Given information:

=======

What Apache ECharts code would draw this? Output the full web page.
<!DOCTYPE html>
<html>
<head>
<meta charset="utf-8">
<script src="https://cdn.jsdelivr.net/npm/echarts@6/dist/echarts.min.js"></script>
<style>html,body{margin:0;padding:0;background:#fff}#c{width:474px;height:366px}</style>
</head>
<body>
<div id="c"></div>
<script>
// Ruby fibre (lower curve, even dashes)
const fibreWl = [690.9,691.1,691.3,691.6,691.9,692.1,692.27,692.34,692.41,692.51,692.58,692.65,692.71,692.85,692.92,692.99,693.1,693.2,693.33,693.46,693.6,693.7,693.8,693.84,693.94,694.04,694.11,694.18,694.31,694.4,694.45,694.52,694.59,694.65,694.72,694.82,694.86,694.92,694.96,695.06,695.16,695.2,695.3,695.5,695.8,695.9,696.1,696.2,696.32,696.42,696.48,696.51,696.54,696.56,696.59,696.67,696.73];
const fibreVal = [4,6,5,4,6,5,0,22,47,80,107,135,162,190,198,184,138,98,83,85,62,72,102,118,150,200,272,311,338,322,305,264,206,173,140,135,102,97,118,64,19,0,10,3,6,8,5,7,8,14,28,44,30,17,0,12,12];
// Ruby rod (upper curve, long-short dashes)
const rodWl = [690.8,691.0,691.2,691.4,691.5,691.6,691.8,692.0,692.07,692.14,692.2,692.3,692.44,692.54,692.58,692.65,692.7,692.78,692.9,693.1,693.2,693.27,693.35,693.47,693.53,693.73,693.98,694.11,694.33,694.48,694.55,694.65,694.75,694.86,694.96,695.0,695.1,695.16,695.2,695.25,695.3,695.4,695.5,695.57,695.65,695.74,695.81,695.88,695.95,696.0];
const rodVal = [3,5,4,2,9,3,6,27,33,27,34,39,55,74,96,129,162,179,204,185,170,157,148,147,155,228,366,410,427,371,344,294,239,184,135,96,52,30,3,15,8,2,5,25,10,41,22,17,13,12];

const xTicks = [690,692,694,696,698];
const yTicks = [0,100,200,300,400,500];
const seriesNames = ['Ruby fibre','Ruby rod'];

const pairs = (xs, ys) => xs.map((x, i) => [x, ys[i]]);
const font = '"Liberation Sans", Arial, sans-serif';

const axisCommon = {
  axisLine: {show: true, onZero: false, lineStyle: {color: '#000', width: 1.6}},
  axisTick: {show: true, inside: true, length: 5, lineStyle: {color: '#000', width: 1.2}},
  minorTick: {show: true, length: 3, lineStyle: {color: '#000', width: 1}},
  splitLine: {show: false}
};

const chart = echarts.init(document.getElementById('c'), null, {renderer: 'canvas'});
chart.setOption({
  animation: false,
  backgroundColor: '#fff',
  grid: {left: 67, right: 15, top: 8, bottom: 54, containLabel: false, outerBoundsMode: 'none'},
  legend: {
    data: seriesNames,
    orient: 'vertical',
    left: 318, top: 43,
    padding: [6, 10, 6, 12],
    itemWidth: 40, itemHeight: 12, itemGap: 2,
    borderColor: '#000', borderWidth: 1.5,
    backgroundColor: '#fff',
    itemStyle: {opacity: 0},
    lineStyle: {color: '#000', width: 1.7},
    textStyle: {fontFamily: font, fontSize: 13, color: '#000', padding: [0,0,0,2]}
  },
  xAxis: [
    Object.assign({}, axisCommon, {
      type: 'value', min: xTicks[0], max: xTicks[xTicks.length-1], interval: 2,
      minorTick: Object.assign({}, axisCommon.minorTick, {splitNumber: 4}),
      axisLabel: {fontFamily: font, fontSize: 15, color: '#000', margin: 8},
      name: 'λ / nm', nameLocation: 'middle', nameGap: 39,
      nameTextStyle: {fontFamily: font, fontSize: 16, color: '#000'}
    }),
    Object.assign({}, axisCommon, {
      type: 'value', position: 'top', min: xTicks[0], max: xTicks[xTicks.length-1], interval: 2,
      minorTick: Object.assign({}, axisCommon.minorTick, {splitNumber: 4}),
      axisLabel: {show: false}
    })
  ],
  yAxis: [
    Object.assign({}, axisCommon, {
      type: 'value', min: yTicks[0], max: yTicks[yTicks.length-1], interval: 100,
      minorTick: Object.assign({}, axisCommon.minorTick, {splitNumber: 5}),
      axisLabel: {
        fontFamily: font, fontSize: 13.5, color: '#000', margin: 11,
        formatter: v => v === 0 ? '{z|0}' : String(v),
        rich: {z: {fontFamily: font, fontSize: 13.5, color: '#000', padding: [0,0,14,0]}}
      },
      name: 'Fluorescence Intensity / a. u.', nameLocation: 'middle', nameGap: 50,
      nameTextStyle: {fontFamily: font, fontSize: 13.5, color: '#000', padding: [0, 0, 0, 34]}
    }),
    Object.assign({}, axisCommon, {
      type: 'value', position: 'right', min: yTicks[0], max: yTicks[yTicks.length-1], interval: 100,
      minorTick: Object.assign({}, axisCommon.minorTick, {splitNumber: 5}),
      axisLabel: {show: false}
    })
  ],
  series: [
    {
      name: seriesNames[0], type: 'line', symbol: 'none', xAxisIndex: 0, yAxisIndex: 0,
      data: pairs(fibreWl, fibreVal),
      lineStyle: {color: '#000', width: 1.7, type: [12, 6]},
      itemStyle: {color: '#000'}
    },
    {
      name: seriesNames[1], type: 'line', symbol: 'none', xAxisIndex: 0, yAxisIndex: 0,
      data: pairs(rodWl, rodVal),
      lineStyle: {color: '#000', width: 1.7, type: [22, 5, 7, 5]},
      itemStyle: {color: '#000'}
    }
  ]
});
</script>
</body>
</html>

=======

The problem:
Set down all of the data above, word for word.

The completed task:
What Apache ECharts code would draw this? Output the full web page.
<!DOCTYPE html>
<html>
<head>
<meta charset="utf-8">
<script src="https://cdn.jsdelivr.net/npm/echarts@6/dist/echarts.min.js"></script>
<style>html,body{margin:0;padding:0;background:#fff}#c{width:474px;height:366px}</style>
</head>
<body>
<div id="c"></div>
<script>
// Ruby fibre (lower curve, even dashes)
const fibreWl = [690.9,691.1,691.3,691.6,691.9,692.1,692.27,692.34,692.41,692.51,692.58,692.65,692.71,692.85,692.92,692.99,693.1,693.2,693.33,693.46,693.6,693.7,693.8,693.84,693.94,694.04,694.11,694.18,694.31,694.4,694.45,694.52,694.59,694.65,694.72,694.82,694.86,694.92,694.96,695.06,695.16,695.2,695.3,695.5,695.8,695.9,696.1,696.2,696.32,696.42,696.48,696.51,696.54,696.56,696.59,696.67,696.73];
const fibreVal = [4,6,5,4,6,5,0,22,47,80,107,135,162,190,198,184,138,98,83,85,62,72,102,118,150,200,272,311,338,322,305,264,206,173,140,135,102,97,118,64,19,0,10,3,6,8,5,7,8,14,28,44,30,17,0,12,12];
// Ruby rod (upper curve, long-short dashes)
const rodWl = [690.8,691.0,691.2,691.4,691.5,691.6,691.8,692.0,692.07,692.14,692.2,692.3,692.44,692.54,692.58,692.65,692.7,692.78,692.9,693.1,693.2,693.27,693.35,693.47,693.53,693.73,693.98,694.11,694.33,694.48,694.55,694.65,694.75,694.86,694.96,695.0,695.1,695.16,695.2,695.25,695.3,695.4,695.5,695.57,695.65,695.74,695.81,695.88,695.95,696.0];
const rodVal = [3,5,4,2,9,3,6,27,33,27,34,39,55,74,96,129,162,179,204,185,170,157,148,147,155,228,366,410,427,371,344,294,239,184,135,96,52,30,3,15,8,2,5,25,10,41,22,17,13,12];

const xTicks = [690,692,694,696,698];
const yTicks = [0,100,200,300,400,500];
const seriesNames = ['Ruby fibre','Ruby rod'];

const pairs = (xs, ys) => xs.map((x, i) => [x, ys[i]]);
const font = '"Liberation Sans", Arial, sans-serif';

const axisCommon = {
  axisLine: {show: true, onZero: false, lineStyle: {color: '#000', width: 1.6}},
  axisTick: {show: true, inside: true, length: 5, lineStyle: {color: '#000', width: 1.2}},
  minorTick: {show: true, length: 3, lineStyle: {color: '#000', width: 1}},
  splitLine: {show: false}
};

const chart = echarts.init(document.getElementById('c'), null, {renderer: 'canvas'});
chart.setOption({
  animation: false,
  backgroundColor: '#fff',
  grid: {left: 67, right: 15, top: 8, bottom: 54, containLabel: false, outerBoundsMode: 'none'},
  legend: {
    data: seriesNames,
    orient: 'vertical',
    left: 318, top: 43,
    padding: [6, 10, 6, 12],
    itemWidth: 40, itemHeight: 12, itemGap: 2,
    borderColor: '#000', borderWidth: 1.5,
    backgroundColor: '#fff',
    itemStyle: {opacity: 0},
    lineStyle: {color: '#000', width: 1.7},
    textStyle: {fontFamily: font, fontSize: 13, color: '#000', padding: [0,0,0,2]}
  },
  xAxis: [
    Object.assign({}, axisCommon, {
      type: 'value', min: xTicks[0], max: xTicks[xTicks.length-1], interval: 2,
      minorTick: Object.assign({}, axisCommon.minorTick, {splitNumber: 4}),
      axisLabel: {fontFamily: font, fontSize: 15, color: '#000', margin: 8},
      name: 'λ / nm', nameLocation: 'middle', nameGap: 39,
      nameTextStyle: {fontFamily: font, fontSize: 16, color: '#000'}
    }),
    Object.assign({}, axisCommon, {
      type: 'value', position: 'top', min: xTicks[0], max: xTicks[xTicks.length-1], interval: 2,
      minorTick: Object.assign({}, axisCommon.minorTick, {splitNumber: 4}),
      axisLabel: {show: false}
    })
  ],
  yAxis: [
    Object.assign({}, axisCommon, {
      type: 'value', min: yTicks[0], max: yTicks[yTicks.length-1], interval: 100,
      minorTick: Object.assign({}, axisCommon.minorTick, {splitNumber: 5}),
      axisLabel: {
        fontFamily: font, fontSize: 13.5, color: '#000', margin: 11,
        formatter: v => v === 0 ? '{z|0}' : String(v),
        rich: {z: {fontFamily: font, fontSize: 13.5, color: '#000', padding: [0,0,14,0]}}
      },
      name: 'Fluorescence Intensity / a. u.', nameLocation: 'middle', nameGap: 50,
      nameTextStyle: {fontFamily: font, fontSize: 13.5, color: '#000', padding: [0, 0, 0, 34]}
    }),
    Object.assign({}, axisCommon, {
      type: 'value', position: 'right', min: yTicks[0], max: yTicks[yTicks.length-1], interval: 100,
      minorTick: Object.assign({}, axisCommon.minorTick, {splitNumber: 5}),
      axisLabel: {show: false}
    })
  ],
  series: [
    {
      name: seriesNames[0], type: 'line', symbol: 'none', xAxisIndex: 0, yAxisIndex: 0,
      data: pairs(fibreWl, fibreVal),
      lineStyle: {color: '#000', width: 1.7, type: [12, 6]},
      itemStyle: {color: '#000'}
    },
    {
      name: seriesNames[1], type: 'line', symbol: 'none', xAxisIndex: 0, yAxisIndex: 0,
      data: pairs(rodWl, rodVal),
      lineStyle: {color: '#000', width: 1.7, type: [22, 5, 7, 5]},
      itemStyle: {color: '#000'}
    }
  ]
});
</script>
</body>
</html>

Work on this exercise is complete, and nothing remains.